The Prince of Wales and the Duchess of Cornwall recently visited my old secondary school Uxbridge High. It was to mark the 10 year anniversary of the charity Teach First, which the Prince is patron of.
Teach First is an independent charity working to break the link between low family income and poor educational attainment which is greater in the UK than in almost any other developed country. The charity works with schools by recruiting top graduates with the potential to become exceptional teachers.
Uxbridge High was one of the first to partner with the Teach First a decade ago, providing inspirational teachers from its graduate scheme. Over the past ten years, Uxbridge High has employed 31 Teach First participants. Over that same period the school has seen the number of pupils achieving 5 A*-C GCSE grades double, reflecting the positive impact the charity has had on the school.
Uxbridge High School head teacher Peter Lang called the royal visit a significant event in the history of the school.
Mr Lang added: "Our 10 year partnership has proven to be a great success, and has had an enormous impact on raising standards, expectations and belief within the school."
Teach First's Participant President James Townsend also attended, introducing the Royal couple to Teach First teachers including head of maths Will Wright.
Mr Townsend called Uxbridge High a great example of a school that has seen transformational change over the 10 years since partnering with Teach First.

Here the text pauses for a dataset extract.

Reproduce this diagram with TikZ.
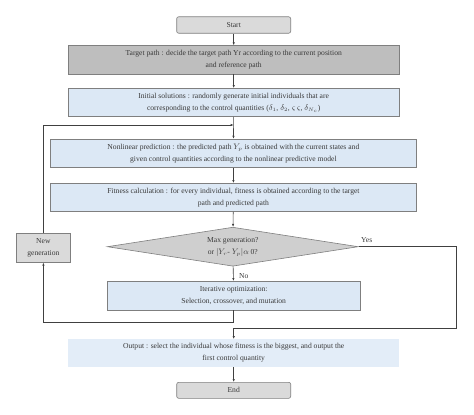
\documentclass[tikz,border=0pt]{standalone}
\usepackage{fontspec}
\setmainfont{Liberation Serif}
\usetikzlibrary{shapes.geometric,arrows.meta}
\definecolor{lblue}{HTML}{DCE8F5}
\definecolor{obl}{HTML}{E3EDF8}
\definecolor{dgray}{HTML}{BEBEBE}
\definecolor{lgray}{HTML}{DADADA}
\definecolor{bord}{HTML}{7F7F7F}
\definecolor{txt}{HTML}{3A3A3A}
\tikzset{
  every node/.style={font=\fontsize{7.6}{12}\selectfont, text=txt, align=center, inner sep=0pt},
  box/.style={draw=bord, line width=0.6pt, fill=lblue},
  term/.style={draw=bord, line width=0.6pt, fill=lgray, rounded corners=2pt},
  conn/.style={draw=black!75, line width=0.6pt},
  arr/.style={conn, -{Latex[length=3pt,width=2.4pt]}},
}
\begin{document}
\begin{tikzpicture}[x=1pt,y=-1pt]
\useasboundingbox (0,0) rectangle (474,415);
% nodes (drawn as rectangles, named by nodes)
\node[term, minimum width=114pt, minimum height=16.5pt] (start) at (233.7,25) {Start};
\node[box, fill=dgray, minimum width=330.5pt, minimum height=28.3pt] (target) at (233.7,59.8)
  {Target path : decide the target path Yr according to the current position\\and reference path};
\node[box, minimum width=330.5pt, minimum height=28.3pt] (init) at (233.7,102.5)
  {Initial solutions : randomly generate initial individuals that are\\corresponding to the control quantities ($\delta_1$, $\delta_2$, $\varsigma\,\varsigma$, $\delta_{N_c}$)};
\node[box, minimum width=366.7pt, minimum height=28.3pt] (nonlin) at (233.4,153.2)
  {Nonlinear prediction : the predicted path $Y_p$ is obtained with the current states and\\given control quantities according to the nonlinear predictive model};
\node[box, minimum width=366.7pt, minimum height=28.3pt] (fit) at (233.4,197.5)
  {Fitness calculation : for every individual, fitness is obtained according to the target\\path and predicted path};
\node[diamond, draw=bord, line width=0.6pt, fill=lgray!95!black, minimum width=251pt, minimum height=39pt, aspect=6.4, inner sep=0pt] (dec) at (232.8,246.7) {};
\node at (232.8,246.7) {Max generation?\\or $|Y_r$- $Y_p|\alpha$ 0?};
\node[box, fill=lgray, minimum width=53.3pt, minimum height=29pt] (newgen) at (43.4,247.8) {New\\generation};
\node[box, minimum width=252.7pt, minimum height=28.7pt] (iter) at (233.7,295.7)
  {Iterative optimization:\\Selection, crossover, and mutation};
\node[fill=obl, minimum width=330.5pt, minimum height=27.4pt] (out) at (233.7,353)
  {Output : select the individual whose fitness is the biggest, and output the\\first control quantity};
\node[term, minimum width=114pt, minimum height=16pt] (end) at (233.7,390.3) {End};
% labels
\node[anchor=west] (yes) at (361,240) {Yes};
\node[anchor=west] (no) at (239,276.5) {No};
% helper coordinates
\coordinate (j1) at (233.7,125);
\coordinate (lt) at (43.4,125);
\coordinate (lb) at (43.4,322.7);
\coordinate (ib) at (233.7,322.7);
\coordinate (yr) at (456.7,246.7);
\coordinate (yb) at (456.7,328.3);
\coordinate (j2) at (233.7,328.3);
% connectors
\draw[arr] (start) -- (target);
\draw[arr] (target) -- (init);
\draw[arr] (init) -- (nonlin);
\draw[arr] (nonlin) -- (fit);
\draw[arr] (fit) -- (dec);
\draw[arr] (dec) -- (iter);
\draw[conn] (newgen.north) -- (lt);
\draw[arr] (lt) -- (j1);
\draw[conn] (iter.south) -- (ib) -- (lb);
\draw[arr] (lb) -- (newgen.south);
\draw[conn] (dec.east) -- (yr) -- (yb) -- (j2);
\draw[arr] (j2) -- (out);
\draw[arr] (out) -- (end);
\end{tikzpicture}
\end{document}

He said they told the story of charity really well, as the 31 participants who have gone through the school have been instrumental in turning it into one of the country's most improved schools.
The Royal couple experienced a host of pupil performances, including a precession led by traditional Indian Dhol drummers and an urban adaption of Romeo and Juliet by drama students. The Prince took the chance to chat and shake hands with students throughout the day, as well as meeting Uxbridge MP John Randall.
Mr Townsend added: "There was a great moment when the school drummers led a procession across the playground, you could see and hear how excited everybody was."
Prince Charles also sat in on a maths lesson, while The Duchess of Cornwall attended a literary class. Current Teach First teacher and Uxbridge's head of English Katherine Corrigall, updated The Duchess on the work the school had been doing to raise literacy standards, as well as inviting her to hear pupils read passages from their favourite books.
Together the couple enjoyed a special poem created for their visit by Uxbridge High's poet laureate 11-year-old Daniel Pitts, as well as the school motto: 'Making Success Happen' recited by pupils in an array of languages, including Welsh, to honour the Royal visitors.
A plaque was also unveiled to commemorate the 10-year partnership between the school and the charity, while the Prince thanked the school for such a warm welcome.
Teach First Founder and CEO Brett Wigdortz said: "The journey Uxbridge's staff and pupils have embarked on should inspire pupils and teachers across the country to believe that no child's educational success will be limited by their socio-economic background.
"But Uxbridge is not unique, across the country hundreds of schools that partner with Teach First are seeing improved results. In fact, government data shows that between 2010 and 2011 these schools have seen their GCSE results improve at twice the rate of schools nationally."